What the exercise asks
Without the pictures, extract every line from the start of the material to the line containing "const timeTickLabels = ['13','17','21','25','Jul'];", both ends included.

Provided material
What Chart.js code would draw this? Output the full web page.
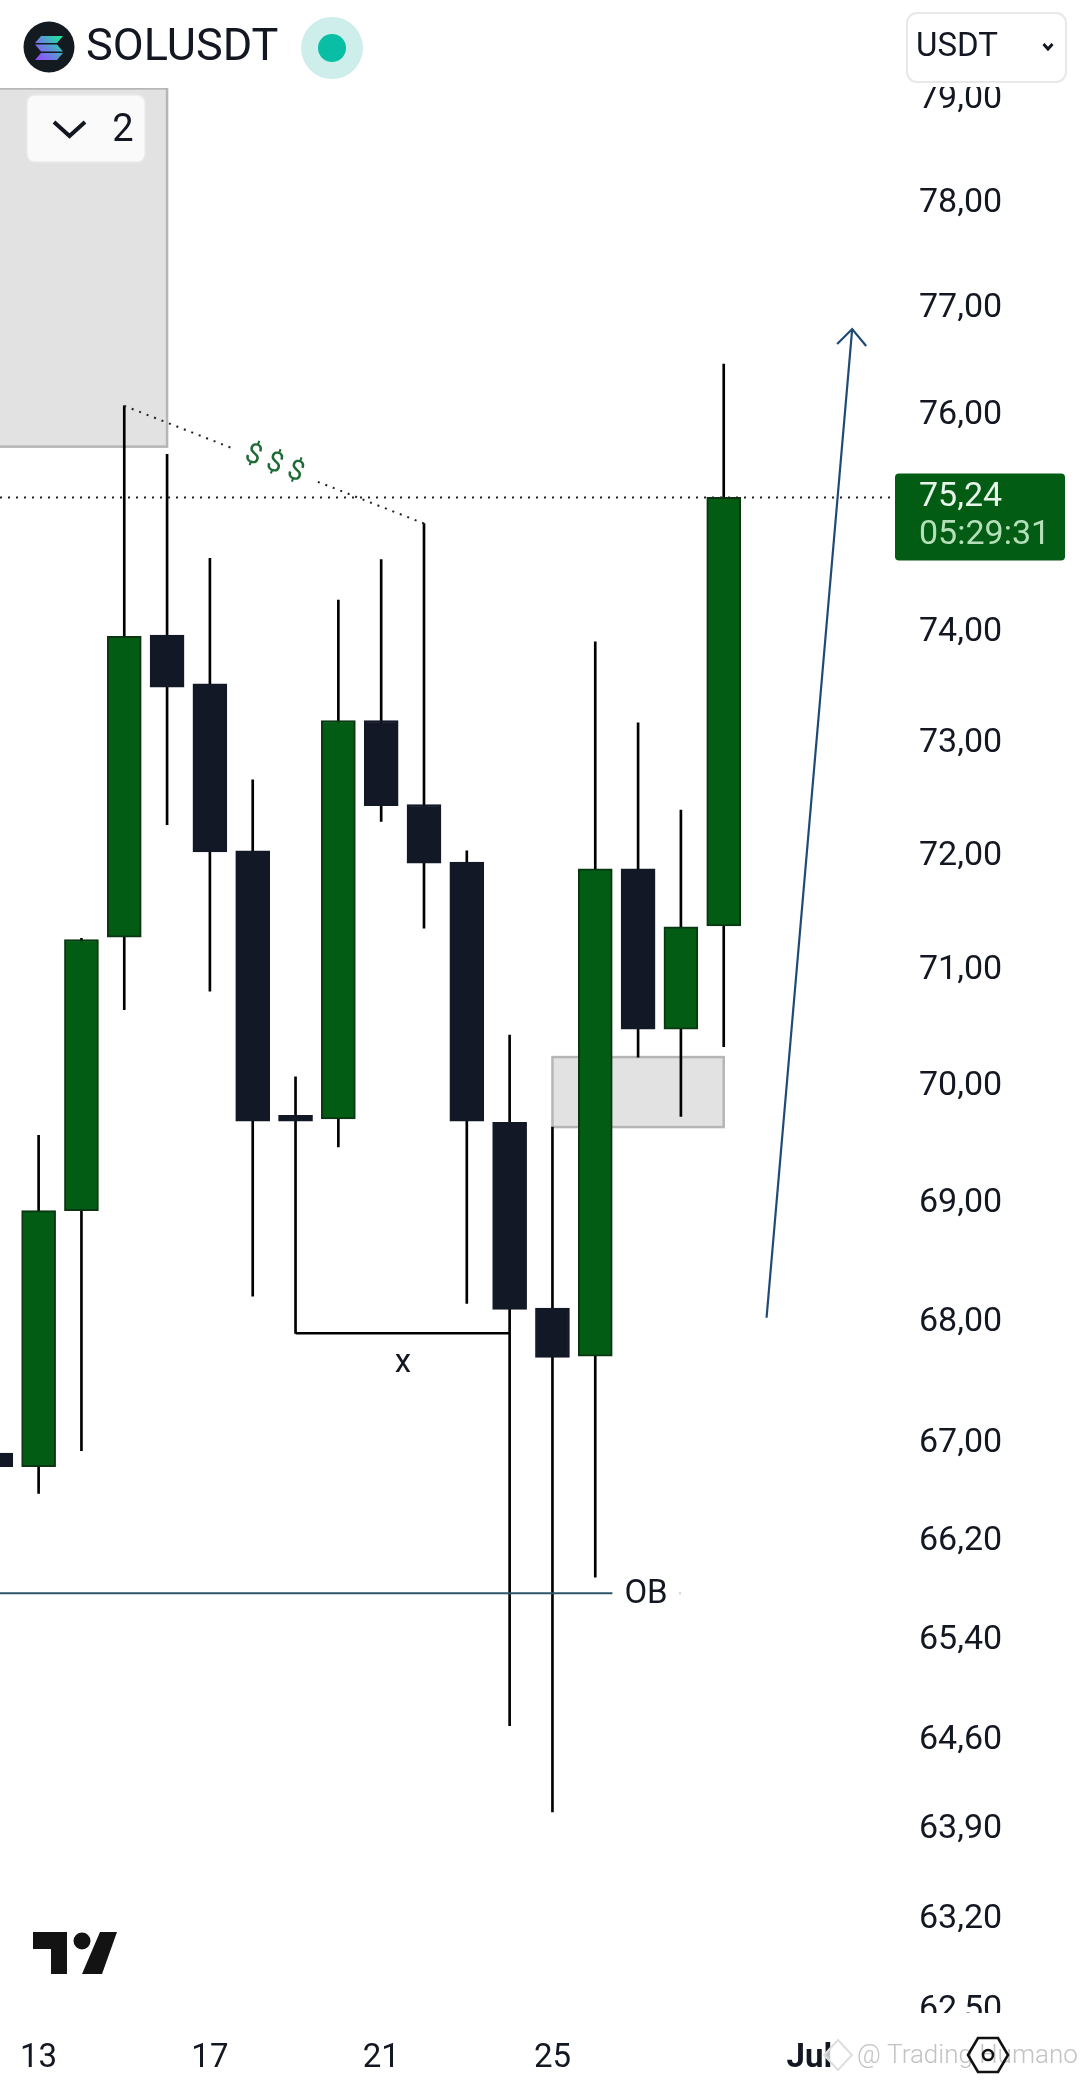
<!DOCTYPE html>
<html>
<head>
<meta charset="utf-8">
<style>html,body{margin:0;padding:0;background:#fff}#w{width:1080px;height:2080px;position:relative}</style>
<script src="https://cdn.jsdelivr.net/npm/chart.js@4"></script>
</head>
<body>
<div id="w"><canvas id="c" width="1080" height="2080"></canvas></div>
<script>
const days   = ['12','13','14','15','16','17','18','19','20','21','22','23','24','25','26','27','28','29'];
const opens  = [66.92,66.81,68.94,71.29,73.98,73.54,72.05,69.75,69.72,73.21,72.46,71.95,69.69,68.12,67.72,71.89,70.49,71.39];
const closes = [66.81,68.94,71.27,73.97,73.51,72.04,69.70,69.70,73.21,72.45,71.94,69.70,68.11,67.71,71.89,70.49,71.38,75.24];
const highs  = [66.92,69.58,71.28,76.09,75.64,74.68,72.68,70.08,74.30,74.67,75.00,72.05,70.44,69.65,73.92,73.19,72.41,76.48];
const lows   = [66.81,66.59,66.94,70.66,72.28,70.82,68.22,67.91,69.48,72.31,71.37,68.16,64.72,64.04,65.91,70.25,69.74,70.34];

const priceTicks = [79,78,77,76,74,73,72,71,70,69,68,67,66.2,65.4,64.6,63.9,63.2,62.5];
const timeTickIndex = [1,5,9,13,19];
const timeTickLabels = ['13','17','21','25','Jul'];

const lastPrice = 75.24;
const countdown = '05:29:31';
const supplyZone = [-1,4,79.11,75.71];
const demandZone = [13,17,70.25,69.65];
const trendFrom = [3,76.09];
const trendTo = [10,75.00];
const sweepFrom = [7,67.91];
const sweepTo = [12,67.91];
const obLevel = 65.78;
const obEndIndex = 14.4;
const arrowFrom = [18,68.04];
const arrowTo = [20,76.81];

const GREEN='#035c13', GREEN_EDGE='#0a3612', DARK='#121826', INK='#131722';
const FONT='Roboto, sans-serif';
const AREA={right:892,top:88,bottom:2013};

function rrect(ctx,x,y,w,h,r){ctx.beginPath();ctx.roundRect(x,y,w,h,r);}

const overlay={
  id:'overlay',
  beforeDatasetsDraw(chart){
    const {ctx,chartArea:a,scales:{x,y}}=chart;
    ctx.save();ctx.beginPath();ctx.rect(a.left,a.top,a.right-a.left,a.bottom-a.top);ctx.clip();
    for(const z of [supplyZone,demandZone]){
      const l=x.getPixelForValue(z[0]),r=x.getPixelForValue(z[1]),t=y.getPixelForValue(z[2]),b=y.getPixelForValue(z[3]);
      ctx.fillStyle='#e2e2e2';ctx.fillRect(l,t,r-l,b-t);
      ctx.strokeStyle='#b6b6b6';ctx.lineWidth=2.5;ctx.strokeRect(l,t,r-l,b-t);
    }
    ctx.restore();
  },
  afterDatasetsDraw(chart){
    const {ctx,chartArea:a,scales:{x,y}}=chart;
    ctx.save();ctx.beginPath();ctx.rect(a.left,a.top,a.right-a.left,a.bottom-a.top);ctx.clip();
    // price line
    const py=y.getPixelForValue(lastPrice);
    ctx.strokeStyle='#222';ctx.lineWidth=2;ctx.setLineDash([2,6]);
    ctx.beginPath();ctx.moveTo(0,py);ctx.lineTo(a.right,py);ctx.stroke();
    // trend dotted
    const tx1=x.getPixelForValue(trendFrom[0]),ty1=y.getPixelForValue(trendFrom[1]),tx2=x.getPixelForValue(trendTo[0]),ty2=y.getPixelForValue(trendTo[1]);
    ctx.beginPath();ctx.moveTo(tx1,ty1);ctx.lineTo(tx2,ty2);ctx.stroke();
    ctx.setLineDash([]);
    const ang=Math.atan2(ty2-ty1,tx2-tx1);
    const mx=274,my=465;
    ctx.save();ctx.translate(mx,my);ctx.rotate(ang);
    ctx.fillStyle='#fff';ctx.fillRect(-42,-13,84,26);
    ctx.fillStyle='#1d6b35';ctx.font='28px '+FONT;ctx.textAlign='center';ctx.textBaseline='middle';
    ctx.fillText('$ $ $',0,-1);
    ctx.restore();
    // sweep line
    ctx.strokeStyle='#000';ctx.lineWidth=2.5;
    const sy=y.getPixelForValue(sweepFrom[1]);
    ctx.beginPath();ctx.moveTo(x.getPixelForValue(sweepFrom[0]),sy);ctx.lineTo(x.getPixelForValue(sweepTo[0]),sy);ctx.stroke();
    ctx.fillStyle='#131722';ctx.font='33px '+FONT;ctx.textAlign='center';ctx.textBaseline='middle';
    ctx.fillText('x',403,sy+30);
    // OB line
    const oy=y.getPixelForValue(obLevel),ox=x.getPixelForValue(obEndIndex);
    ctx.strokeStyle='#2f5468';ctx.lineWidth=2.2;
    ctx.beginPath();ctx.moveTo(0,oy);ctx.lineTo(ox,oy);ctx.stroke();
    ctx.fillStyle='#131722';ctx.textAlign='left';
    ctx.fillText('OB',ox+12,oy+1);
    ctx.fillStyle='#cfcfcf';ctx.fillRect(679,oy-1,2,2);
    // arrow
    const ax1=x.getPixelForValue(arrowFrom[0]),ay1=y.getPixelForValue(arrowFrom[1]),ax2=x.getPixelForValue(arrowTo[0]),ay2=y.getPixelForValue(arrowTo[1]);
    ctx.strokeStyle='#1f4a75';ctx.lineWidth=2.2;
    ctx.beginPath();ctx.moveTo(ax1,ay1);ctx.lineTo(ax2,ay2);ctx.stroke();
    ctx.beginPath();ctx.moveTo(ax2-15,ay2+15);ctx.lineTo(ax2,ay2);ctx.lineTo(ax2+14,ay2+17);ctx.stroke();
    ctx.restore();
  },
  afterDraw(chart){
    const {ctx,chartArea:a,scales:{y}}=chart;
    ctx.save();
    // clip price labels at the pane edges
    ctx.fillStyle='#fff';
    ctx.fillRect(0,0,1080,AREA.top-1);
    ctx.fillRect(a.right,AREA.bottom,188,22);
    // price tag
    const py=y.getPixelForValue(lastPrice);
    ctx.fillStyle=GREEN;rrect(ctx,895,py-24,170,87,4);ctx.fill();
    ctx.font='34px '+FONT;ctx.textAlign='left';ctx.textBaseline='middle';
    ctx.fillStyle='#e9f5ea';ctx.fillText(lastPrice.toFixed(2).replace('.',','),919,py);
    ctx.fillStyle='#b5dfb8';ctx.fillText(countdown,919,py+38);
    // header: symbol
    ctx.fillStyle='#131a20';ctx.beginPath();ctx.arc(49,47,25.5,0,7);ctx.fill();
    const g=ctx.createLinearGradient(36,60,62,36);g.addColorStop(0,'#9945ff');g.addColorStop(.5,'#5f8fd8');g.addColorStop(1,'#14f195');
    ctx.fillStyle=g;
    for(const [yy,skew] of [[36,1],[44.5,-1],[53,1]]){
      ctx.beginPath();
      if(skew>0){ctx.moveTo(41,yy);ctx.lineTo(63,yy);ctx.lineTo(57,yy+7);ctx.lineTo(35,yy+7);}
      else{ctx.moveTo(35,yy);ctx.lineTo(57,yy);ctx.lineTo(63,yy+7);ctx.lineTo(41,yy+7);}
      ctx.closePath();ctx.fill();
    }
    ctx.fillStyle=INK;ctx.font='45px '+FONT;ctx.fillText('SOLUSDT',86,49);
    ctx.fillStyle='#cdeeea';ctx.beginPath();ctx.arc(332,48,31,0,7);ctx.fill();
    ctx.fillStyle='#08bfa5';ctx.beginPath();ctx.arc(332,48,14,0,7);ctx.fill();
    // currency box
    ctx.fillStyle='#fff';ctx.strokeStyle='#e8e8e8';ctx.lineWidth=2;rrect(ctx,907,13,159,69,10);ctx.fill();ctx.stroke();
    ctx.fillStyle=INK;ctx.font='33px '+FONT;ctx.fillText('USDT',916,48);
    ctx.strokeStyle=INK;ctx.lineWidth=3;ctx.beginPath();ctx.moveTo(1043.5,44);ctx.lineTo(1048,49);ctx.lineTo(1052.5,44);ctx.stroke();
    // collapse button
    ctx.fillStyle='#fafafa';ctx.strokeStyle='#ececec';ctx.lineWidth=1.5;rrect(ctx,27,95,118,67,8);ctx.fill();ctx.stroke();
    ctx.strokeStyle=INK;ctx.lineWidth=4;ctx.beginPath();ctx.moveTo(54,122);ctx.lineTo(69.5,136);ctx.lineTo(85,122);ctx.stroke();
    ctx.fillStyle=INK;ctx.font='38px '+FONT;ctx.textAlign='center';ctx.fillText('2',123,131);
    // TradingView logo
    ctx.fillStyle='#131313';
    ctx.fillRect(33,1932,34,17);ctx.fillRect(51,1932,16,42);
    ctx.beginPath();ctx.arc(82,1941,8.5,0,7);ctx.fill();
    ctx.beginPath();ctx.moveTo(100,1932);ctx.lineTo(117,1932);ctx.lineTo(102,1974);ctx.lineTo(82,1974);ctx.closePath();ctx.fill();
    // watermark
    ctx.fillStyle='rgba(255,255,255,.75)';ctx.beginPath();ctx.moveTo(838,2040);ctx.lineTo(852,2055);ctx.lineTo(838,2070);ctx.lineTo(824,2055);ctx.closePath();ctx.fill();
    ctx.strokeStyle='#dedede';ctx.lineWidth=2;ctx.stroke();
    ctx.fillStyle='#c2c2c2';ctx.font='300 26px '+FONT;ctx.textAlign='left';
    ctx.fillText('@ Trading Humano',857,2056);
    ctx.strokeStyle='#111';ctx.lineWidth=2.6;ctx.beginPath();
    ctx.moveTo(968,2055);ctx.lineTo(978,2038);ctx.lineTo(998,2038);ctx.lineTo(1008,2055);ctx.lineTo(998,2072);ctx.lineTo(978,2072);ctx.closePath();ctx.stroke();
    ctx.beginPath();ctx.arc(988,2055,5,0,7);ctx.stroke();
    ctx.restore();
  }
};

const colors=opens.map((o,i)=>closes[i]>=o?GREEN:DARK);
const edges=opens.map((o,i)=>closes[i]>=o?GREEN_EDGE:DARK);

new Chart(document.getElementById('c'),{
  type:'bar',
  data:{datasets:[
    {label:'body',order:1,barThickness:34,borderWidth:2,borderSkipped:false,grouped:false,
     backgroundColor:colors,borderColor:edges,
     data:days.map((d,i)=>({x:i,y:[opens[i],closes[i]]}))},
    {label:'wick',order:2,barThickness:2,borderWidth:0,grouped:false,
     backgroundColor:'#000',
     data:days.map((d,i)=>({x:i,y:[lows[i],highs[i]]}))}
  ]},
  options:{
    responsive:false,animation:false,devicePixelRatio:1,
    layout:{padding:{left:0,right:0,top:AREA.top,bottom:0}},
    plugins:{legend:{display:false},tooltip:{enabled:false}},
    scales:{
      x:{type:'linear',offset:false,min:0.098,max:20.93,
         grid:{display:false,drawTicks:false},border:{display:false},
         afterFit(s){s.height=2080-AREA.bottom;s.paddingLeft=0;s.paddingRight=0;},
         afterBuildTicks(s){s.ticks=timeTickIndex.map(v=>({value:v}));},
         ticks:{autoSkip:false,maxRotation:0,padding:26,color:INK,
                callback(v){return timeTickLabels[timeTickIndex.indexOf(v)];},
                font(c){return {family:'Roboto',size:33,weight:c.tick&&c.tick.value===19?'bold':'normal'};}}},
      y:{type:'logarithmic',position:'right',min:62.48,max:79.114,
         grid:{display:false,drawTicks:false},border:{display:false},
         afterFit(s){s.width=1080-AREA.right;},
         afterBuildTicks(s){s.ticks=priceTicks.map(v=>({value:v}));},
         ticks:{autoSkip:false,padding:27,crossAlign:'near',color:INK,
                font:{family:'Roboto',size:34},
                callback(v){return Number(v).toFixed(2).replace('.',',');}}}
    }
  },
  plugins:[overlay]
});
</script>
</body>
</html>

Answer in full
What Chart.js code would draw this? Output the full web page.
<!DOCTYPE html>
<html>
<head>
<meta charset="utf-8">
<style>html,body{margin:0;padding:0;background:#fff}#w{width:1080px;height:2080px;position:relative}</style>
<script src="https://cdn.jsdelivr.net/npm/chart.js@4"></script>
</head>
<body>
<div id="w"><canvas id="c" width="1080" height="2080"></canvas></div>
<script>
const days   = ['12','13','14','15','16','17','18','19','20','21','22','23','24','25','26','27','28','29'];
const opens  = [66.92,66.81,68.94,71.29,73.98,73.54,72.05,69.75,69.72,73.21,72.46,71.95,69.69,68.12,67.72,71.89,70.49,71.39];
const closes = [66.81,68.94,71.27,73.97,73.51,72.04,69.70,69.70,73.21,72.45,71.94,69.70,68.11,67.71,71.89,70.49,71.38,75.24];
const highs  = [66.92,69.58,71.28,76.09,75.64,74.68,72.68,70.08,74.30,74.67,75.00,72.05,70.44,69.65,73.92,73.19,72.41,76.48];
const lows   = [66.81,66.59,66.94,70.66,72.28,70.82,68.22,67.91,69.48,72.31,71.37,68.16,64.72,64.04,65.91,70.25,69.74,70.34];

const priceTicks = [79,78,77,76,74,73,72,71,70,69,68,67,66.2,65.4,64.6,63.9,63.2,62.5];
const timeTickIndex = [1,5,9,13,19];
const timeTickLabels = ['13','17','21','25','Jul'];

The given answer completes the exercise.